Blogia
On Poetry and Culture Shock

Glasgow

Hello, I'm back! I'm disappointed with myself, but I have to say that I have found nothing in Glasgow to culture-shock me. Maybe I shouldn't be: I haven't lost powers of observation, it's just that anything shocking comes from not knowing the place, and anything amusing happens when I'm in one place, not rushed, for long enough. A three-day stay in my second home has neither element.

Well; while I took my parents to see beautiful things in lovely museums, and bought second hand books, and chocolate from brands I cannot buy in Spain, I saw street ads with one thing in common. "kids die because there aren't enough organ donations: donate". "kids get worse treatments because there aren't enough murses: become one". But wait, the kids are always little girls. Always.
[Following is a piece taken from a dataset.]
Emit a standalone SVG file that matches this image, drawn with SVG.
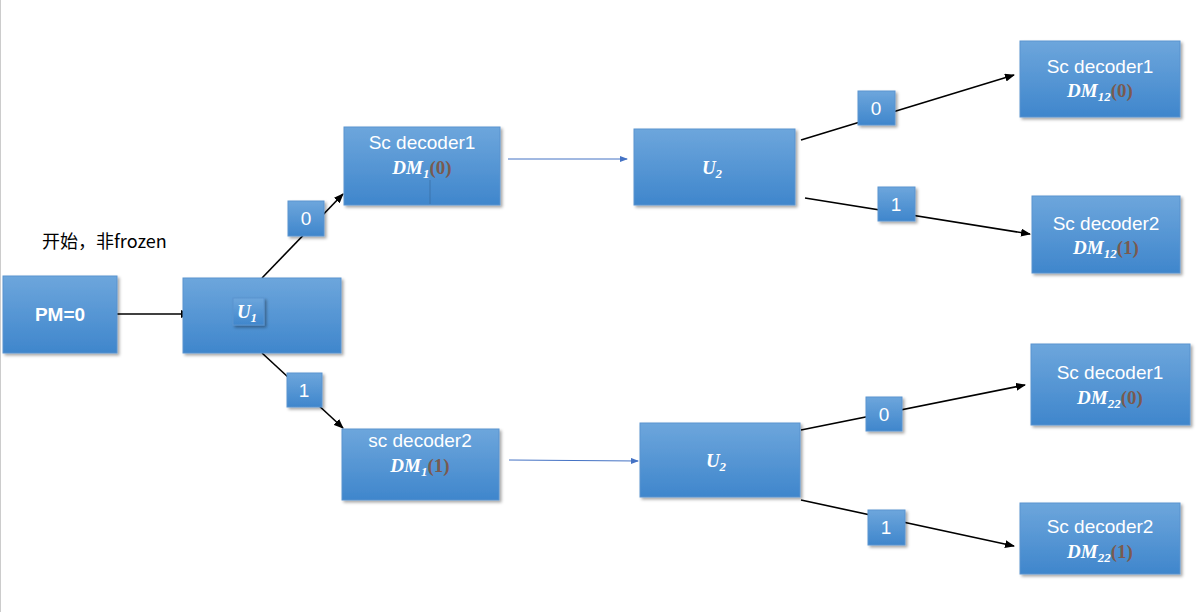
<svg xmlns="http://www.w3.org/2000/svg" width="1204" height="612" viewBox="0 0 1204 612">
<defs>
<linearGradient id="g" x1="0" y1="0" x2="0" y2="1"><stop offset="0" stop-color="#6da6dc"/><stop offset="1" stop-color="#3f86cc"/></linearGradient>
<filter id="sh" x="-10%" y="-10%" width="130%" height="130%"><feDropShadow dx="2" dy="2" stdDeviation="1.5" flood-color="#000" flood-opacity="0.35"/></filter>
<marker id="ak" markerWidth="10" markerHeight="8" refX="9" refY="4" orient="auto" markerUnits="userSpaceOnUse"><path d="M0,0 L10,4 L0,8 z" fill="#000"/></marker>
<marker id="ab" markerWidth="8" markerHeight="6" refX="7" refY="3" orient="auto" markerUnits="userSpaceOnUse"><path d="M0,0 L8,3 L0,6 z" fill="#4472c4"/></marker>
<style>
.n{fill:url(#g);stroke:#5b93cf;stroke-width:1;filter:url(#sh)}
.t{font-family:"Liberation Sans",Arial,sans-serif;font-size:19px;fill:#fff;text-anchor:middle}
.m{font-family:"Liberation Serif","Times New Roman",serif;font-size:19px;font-weight:bold;font-style:italic;fill:#fff;text-anchor:middle}
.s{font-size:13px}
.p{font-style:normal;fill:#7a5a4f}
.k{stroke:#000;stroke-width:1.6;fill:none}
.b{stroke:#4472c4;stroke-width:1;fill:none}
</style>
</defs>
<line x1="0.5" y1="0" x2="0.5" y2="612" stroke="#ccc"/>
<text x="42" y="248" font-family="'Noto Sans CJK SC','Liberation Sans',sans-serif" font-size="18" fill="#000">开始，非frozen</text>
<g id="connectors">
<line class="k" x1="117" y1="314" x2="190" y2="314" marker-end="url(#ak)"/>
<line class="k" x1="262" y1="278" x2="343" y2="194" marker-end="url(#ak)"/>
<line class="k" x1="262" y1="353" x2="343" y2="428" marker-end="url(#ak)"/>
<line class="b" x1="508" y1="159" x2="627" y2="159" marker-end="url(#ab)"/>
<line class="b" x1="509" y1="460" x2="638" y2="461" marker-end="url(#ab)"/>
<line class="k" x1="801" y1="140" x2="1014" y2="75" marker-end="url(#ak)"/>
<line class="k" x1="805" y1="198" x2="1030" y2="234" marker-end="url(#ak)"/>
<line class="k" x1="801" y1="430" x2="1025" y2="385" marker-end="url(#ak)"/>
<line class="k" x1="801" y1="500" x2="1014" y2="546" marker-end="url(#ak)"/>
</g>
<g id="pm"><rect class="n" x="3" y="276" width="114" height="77"/><text class="t" x="60" y="321" font-weight="bold">PM=0</text></g>
<g id="u1"><rect class="n" x="183" y="278" width="158" height="75"/><rect class="n" x="233" y="298" width="31" height="27"/><text class="m" x="247" y="318">U<tspan class="s" dy="4">1</tspan></text></g>
<g id="sc1"><rect class="n" x="344" y="127" width="156" height="78"/><line x1="430" y1="180" x2="430" y2="204" stroke="#3a6ea5" stroke-width="0.8"/><text class="t" x="422" y="149">Sc decoder1</text><text class="m" x="422" y="174">DM<tspan class="s" dy="4">1</tspan><tspan class="p" dy="-4">(0)</tspan></text></g>
<g id="sc2"><rect class="n" x="342" y="429" width="157" height="71"/><text class="t" x="420" y="447">sc decoder2</text><text class="m" x="420" y="472">DM<tspan class="s" dy="4">1</tspan><tspan class="p" dy="-4">(1)</tspan></text></g>
<g id="u2a"><rect class="n" x="634" y="129" width="161" height="76"/><text class="m" x="712" y="174">U<tspan class="s" dy="4">2</tspan></text></g>
<g id="u2b"><rect class="n" x="640" y="423" width="160" height="74"/><text class="m" x="716" y="467">U<tspan class="s" dy="4">2</tspan></text></g>
<g id="r1"><rect class="n" x="1020" y="41" width="160" height="76"/><text class="t" x="1100" y="73">Sc decoder1</text><text class="m" x="1100" y="97">DM<tspan class="s" dy="4">12</tspan><tspan class="p" dy="-4">(0)</tspan></text></g>
<g id="r2"><rect class="n" x="1032" y="196" width="148" height="77"/><text class="t" x="1106" y="230">Sc decoder2</text><text class="m" x="1106" y="254">DM<tspan class="s" dy="4">12</tspan><tspan class="p" dy="-4">(1)</tspan></text></g>
<g id="r3"><rect class="n" x="1031" y="344" width="159" height="81"/><text class="t" x="1110" y="379">Sc decoder1</text><text class="m" x="1110" y="404">DM<tspan class="s" dy="4">22</tspan><tspan class="p" dy="-4">(0)</tspan></text></g>
<g id="r4"><rect class="n" x="1020" y="503" width="160" height="71"/><text class="t" x="1100" y="533">Sc decoder2</text><text class="m" x="1100" y="558">DM<tspan class="s" dy="4">22</tspan><tspan class="p" dy="-4">(1)</tspan></text></g>
<g id="l1"><rect class="n" x="288" y="201" width="36" height="35"/><text class="t" x="306" y="225">0</text></g>
<g id="l2"><rect class="n" x="287" y="373" width="35" height="34"/><text class="t" x="304" y="397">1</text></g>
<g id="l3"><rect class="n" x="858" y="91" width="37" height="34"/><text class="t" x="876" y="115">0</text></g>
<g id="l4"><rect class="n" x="878" y="187" width="37" height="34"/><text class="t" x="896" y="211">1</text></g>
<g id="l5"><rect class="n" x="866" y="397" width="36" height="34"/><text class="t" x="884" y="421">0</text></g>
<g id="l6"><rect class="n" x="868" y="510" width="37" height="35"/><text class="t" x="886" y="534">1</text></g>
</svg>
Is it because female children look more pityworthy than male ones? Let's see. I don't think that the UK as a whole treats its girls very kindly. The alarming rate of teenage pregnancy tells me that parents and educators don't bother teaching them sexual education, or self-respect, to say nothing of the boys who make them pregnant (no, I'm not taking any responsibility away from the girls but to get a 14 year-old pregnant you need at least six people to have made mistakes: two sets of parents and the teenagers involved). Children finish school two or three hours before the usual adult time for finishing work, so either kids or parents have to make a compromise about what the children can do those hours in the day. Those are just two facts I'm very familiar with. But still, if you want to get pity in order to sell something, nothing beats a blond female under ten. Ah, tha paradoxes of the modern world.